■ WHAT IS NEEDED ■
Each line from the top of the listing through the one holding "1245.3, 1230.1, 1250.2, 1227.1, 1156.0, 1156.0]" should be restated word for word, with nothing added and no pictures.
------ COLLECTED MATERIAL
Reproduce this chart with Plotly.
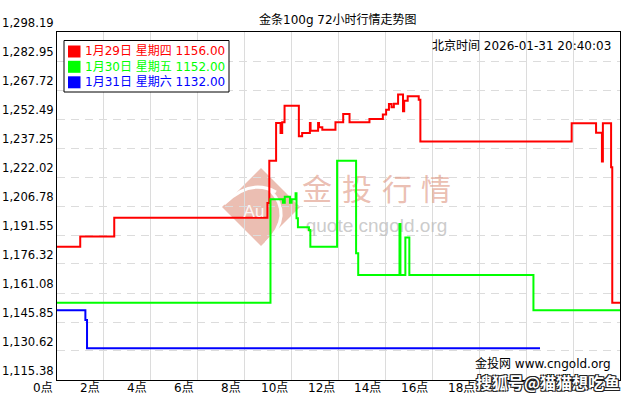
import plotly.graph_objects as go

# ---------------- data ----------------
title_text = "金条100g 72小时行情走势图"
timestamp_text = "北京时间 2026-01-31 20:40:03"
source_text = "金投网 www.cngold.org"
brand_chars = ["金", "投", "行", "情"]
brand_url = "quote.cngold.org"
logo_text = "Au"
repost_text = "搜狐号@猫猫想吃鱼"

series_dates = ["1月29日", "1月30日", "1月31日"]
series_weekdays = ["星期四", "星期五", "星期六"]
series_last = ["1156.00", "1152.00", "1132.00"]
series_colors = ["#ff0000", "#00ff00", "#0000ff"]

x_tick_values = [0, 2, 4, 6, 8, 10, 12, 14, 16, 18, 20, 22, 24]
x_tick_labels = ["0点", "2点", "4点", "6点", "8点", "10点", "12点",
                 "14点", "16点", "18点", "20点", "22点", "24点"]
# labels at 20/22/24 are hidden under the repost watermark in the reference
x_labels_visible_until = 18
y_tick_labels = ["1,115.38", "1,130.62", "1,145.85", "1,161.08", "1,176.32",
                 "1,191.55", "1,206.78", "1,222.02", "1,237.25", "1,252.49",
                 "1,267.72", "1,282.95", "1,298.19"]

# Jan 29 (red) – hour of day, price (step series)
red_hours = [0, 0.99, 2.44, 8.97, 9.05, 9.34, 9.53, 9.60, 9.70, 10.31, 10.45,
             10.78, 10.81, 11.13, 11.17, 11.31, 11.87, 12.20, 12.47, 13.32,
             13.89, 14.03, 14.15, 14.26, 14.36, 14.54, 14.75, 14.80, 14.95,
             15.42, 15.49, 21.94, 22.98, 23.23, 23.27, 23.62, 23.67, 24.0]
red_prices = [1185.4, 1190.7, 1200.6, 1208.4, 1230.6, 1250.4, 1245.1, 1250.8,
              1259.5, 1243.4, 1245.1, 1250.4, 1246.3, 1250.4, 1248.1, 1246.9,
              1250.8, 1255.1, 1250.8, 1252.5, 1254.8, 1257.4, 1260.4, 1258.6,
              1260.5, 1265.3, 1256.5, 1262.1, 1264.4, 1262.6, 1240.7, 1250.2,
              1245.3, 1230.1, 1250.2, 1227.1, 1156.0, 1156.0]

# Jan 30 (green)
green_hours = [0, 9.10, 9.63, 9.71, 9.93, 10.00, 10.17, 10.21, 10.27, 10.74,
               10.80, 11.94, 12.75, 12.84, 14.60, 14.64, 14.85, 15.02, 20.31, 24.0]
green_prices = [1156.0, 1210.3, 1208.5, 1211.7, 1208.5, 1210.3, 1213.5, 1200.3,
                1195.6, 1194.2, 1185.4, 1230.6, 1181.9, 1170.5, 1197.3, 1170.5,
                1190.3, 1170.5, 1152.0, 1152.0]

# Jan 31 (blue)
blue_hours = [0, 1.21, 1.28, 20.59]
blue_prices = [1152.0, 1146.9, 1132.0, 1132.0]

# ---------------- layout geometry ----------------
W, H = 630, 400
PL, PR, PT, PB = 57, 620, 32, 380
y_tick_values = [float(s.replace(",", "")) for s in y_tick_labels]
Y0, Y1 = y_tick_values[0], y_tick_values[-1]
X0, X1 = x_tick_values[0], x_tick_values[-1]


def pxx(px):
    return (px - PL) / (PR - PL)


def pxy(py):
    return (PB - py) / (PB - PT)


def dx(px):
    return X0 + (px - PL) / (PR - PL) * (X1 - X0)


def dy(py):
    return Y0 + (PB - py) / (PB - PT) * (Y1 - Y0)


FONT = "DejaVu Sans, Noto Sans CJK SC"
CJK = "Noto Sans CJK SC"
WM_COLOR = "rgba(222,150,130,0.62)"

fig = go.Figure()

# watermark text (drawn below the lines)
brand_px = [317, 357, 397, 436]
for ch, px in zip(brand_chars, brand_px):
    fig.add_trace(go.Scatter(x=[dx(px)], y=[dy(192)], mode="text", text=[ch],
                             textfont=dict(family=CJK, size=30, color=WM_COLOR),
                             hoverinfo="skip", showlegend=False))
fig.add_trace(go.Scatter(x=[dx(376.5)], y=[dy(227)], mode="text", text=[brand_url],
                         textfont=dict(family="Liberation Sans", size=19,
                                       color="rgba(190,190,190,0.8)"),
                         hoverinfo="skip", showlegend=False))

names = [f"{d} {w} {v}" for d, w, v in zip(series_dates, series_weekdays, series_last)]
for hrs, prs, col, nm in [(red_hours, red_prices, series_colors[0], names[0]),
                          (green_hours, green_prices, series_colors[1], names[1]),
                          (blue_hours, blue_prices, series_colors[2], names[2])]:
    fig.add_trace(go.Scatter(x=hrs, y=prs, mode="lines", name=nm,
                             line=dict(color=col, width=2, shape="hv"),
                             showlegend=False))

fig.add_trace(go.Scatter(x=[dx(254)], y=[dy(213)], mode="text", text=[logo_text],
                         textfont=dict(family="Liberation Sans", size=17,
                                       color="rgba(255,255,255,0.9)"),
                         hoverinfo="skip", showlegend=False))

shapes = []
# logo diamond
shapes.append(dict(type="path", xref="paper", yref="paper", layer="between",
                   path=(f"M {pxx(261)},{pxy(168)} L {pxx(300)},{pxy(207)} "
                         f"L {pxx(261)},{pxy(246)} L {pxx(222)},{pxy(207)} Z"),
                   fillcolor=WM_COLOR, line=dict(width=0)))
shapes.append(dict(type="path", xref="paper", yref="paper", layer="between",
                   path=(f"M {pxx(224)},{pxy(204)} Q {pxx(250)},{pxy(178)} "
                         f"{pxx(276)},{pxy(192)}"),
                   line=dict(color="white", width=3)))
shapes.append(dict(type="path", xref="paper", yref="paper", layer="between",
                   path=(f"M {pxx(270)},{pxy(190)} Q {pxx(294)},{pxy(215)} "
                         f"{pxx(266)},{pxy(243)}"),
                   line=dict(color="white", width=3)))

# legend box
shapes.append(dict(type="rect", xref="paper", yref="paper", layer="above",
                   x0=pxx(64), x1=pxx(229), y0=pxy(92), y1=pxy(40.5),
                   fillcolor="white", line=dict(color="black", width=1)))
legend_rows = [51.5, 66.8, 82.3]
annotations = []
for i, yy in enumerate(legend_rows):
    shapes.append(dict(type="rect", xref="paper", yref="paper", layer="above",
                       x0=pxx(68), x1=pxx(80.5), y0=pxy(yy + 6), y1=pxy(yy - 6),
                       fillcolor=series_colors[i], line=dict(width=0)))
    annotations.append(dict(xref="paper", yref="paper", x=pxx(83), y=pxy(yy),
                            xanchor="left", yanchor="middle", showarrow=False,
                            text=names[i], font=dict(family=FONT, size=12,
                                                     color=series_colors[i])))

annotations.append(dict(xref="paper", yref="paper", x=pxx(338), y=pxy(19),
                        xanchor="center", yanchor="middle", showarrow=False,
                        text=title_text, font=dict(family=FONT, size=12, color="black")))
annotations.append(dict(xref="paper", yref="paper", x=pxx(613), y=pxy(46),
                        xanchor="right", yanchor="middle", showarrow=False,
                        text=timestamp_text, font=dict(family=FONT, size=12, color="black")))
annotations.append(dict(xref="paper", yref="paper", x=pxx(613), y=pxy(363),
                        xanchor="right", yanchor="middle", showarrow=False,
                        text=source_text, font=dict(family=FONT, size=12, color="black")))

for v, lab in zip(x_tick_values, x_tick_labels):
    if v > x_labels_visible_until:
        continue
    annotations.append(dict(xref="x", yref="paper", x=v, y=pxy(387.5),
                            xanchor="right", yanchor="middle", xshift=-2,
                            showarrow=False, text=lab,
                            font=dict(family=FONT, size=12, color="black")))

annotations.append(dict(xref="paper", yref="paper", x=pxx(622), y=pxy(382),
                        xanchor="right", yanchor="middle", showarrow=False,
                        text=repost_text,
                        font=dict(family=CJK, size=16, color="white", weight="bold",
                                  shadow="1px 1px 0 #222, -1px -1px 0 #222, 1px -1px 0 #222, -1px 1px 0 #222")))

fig.update_layout(
    width=W, height=H,
    margin=dict(l=PL, r=W - PR, t=PT, b=H - PB, pad=0, autoexpand=False),
    paper_bgcolor="white", plot_bgcolor="white",
    showlegend=False,
    shapes=shapes, annotations=annotations,
    xaxis=dict(range=[X0, X1], tickvals=x_tick_values, showticklabels=False,
               showgrid=True, gridcolor="#dcdcdc", gridwidth=1, automargin=False,
               showline=True, linecolor="black", linewidth=1, mirror=True,
               ticks="", zeroline=False, fixedrange=True),
    yaxis=dict(range=[Y0, Y1], tickvals=y_tick_values, ticktext=y_tick_labels,
               showgrid=True, gridcolor="#dcdcdc", gridwidth=1, griddash="8px,6px",
               showline=True, linecolor="black", linewidth=1, mirror=True,
               automargin=False, ticklen=0,
               ticks="", zeroline=False, ticklabelshift=-9, ticklabelstandoff=0,
               tickfont=dict(family=FONT, size=11.6, color="black"), fixedrange=True),
)

fig.write_html("out.html", config={"displayModeBar": False},
               post_script="document.body.style.margin='0';document.body.style.overflow='hidden';")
------------
■ SOLUTION TO THE PROBLEM ■
Reproduce this chart with Plotly.
import plotly.graph_objects as go

# ---------------- data ----------------
title_text = "金条100g 72小时行情走势图"
timestamp_text = "北京时间 2026-01-31 20:40:03"
source_text = "金投网 www.cngold.org"
brand_chars = ["金", "投", "行", "情"]
brand_url = "quote.cngold.org"
logo_text = "Au"
repost_text = "搜狐号@猫猫想吃鱼"

series_dates = ["1月29日", "1月30日", "1月31日"]
series_weekdays = ["星期四", "星期五", "星期六"]
series_last = ["1156.00", "1152.00", "1132.00"]
series_colors = ["#ff0000", "#00ff00", "#0000ff"]

x_tick_values = [0, 2, 4, 6, 8, 10, 12, 14, 16, 18, 20, 22, 24]
x_tick_labels = ["0点", "2点", "4点", "6点", "8点", "10点", "12点",
                 "14点", "16点", "18点", "20点", "22点", "24点"]
# labels at 20/22/24 are hidden under the repost watermark in the reference
x_labels_visible_until = 18
y_tick_labels = ["1,115.38", "1,130.62", "1,145.85", "1,161.08", "1,176.32",
                 "1,191.55", "1,206.78", "1,222.02", "1,237.25", "1,252.49",
                 "1,267.72", "1,282.95", "1,298.19"]

# Jan 29 (red) – hour of day, price (step series)
red_hours = [0, 0.99, 2.44, 8.97, 9.05, 9.34, 9.53, 9.60, 9.70, 10.31, 10.45,
             10.78, 10.81, 11.13, 11.17, 11.31, 11.87, 12.20, 12.47, 13.32,
             13.89, 14.03, 14.15, 14.26, 14.36, 14.54, 14.75, 14.80, 14.95,
             15.42, 15.49, 21.94, 22.98, 23.23, 23.27, 23.62, 23.67, 24.0]
red_prices = [1185.4, 1190.7, 1200.6, 1208.4, 1230.6, 1250.4, 1245.1, 1250.8,
              1259.5, 1243.4, 1245.1, 1250.4, 1246.3, 1250.4, 1248.1, 1246.9,
              1250.8, 1255.1, 1250.8, 1252.5, 1254.8, 1257.4, 1260.4, 1258.6,
              1260.5, 1265.3, 1256.5, 1262.1, 1264.4, 1262.6, 1240.7, 1250.2,
              1245.3, 1230.1, 1250.2, 1227.1, 1156.0, 1156.0]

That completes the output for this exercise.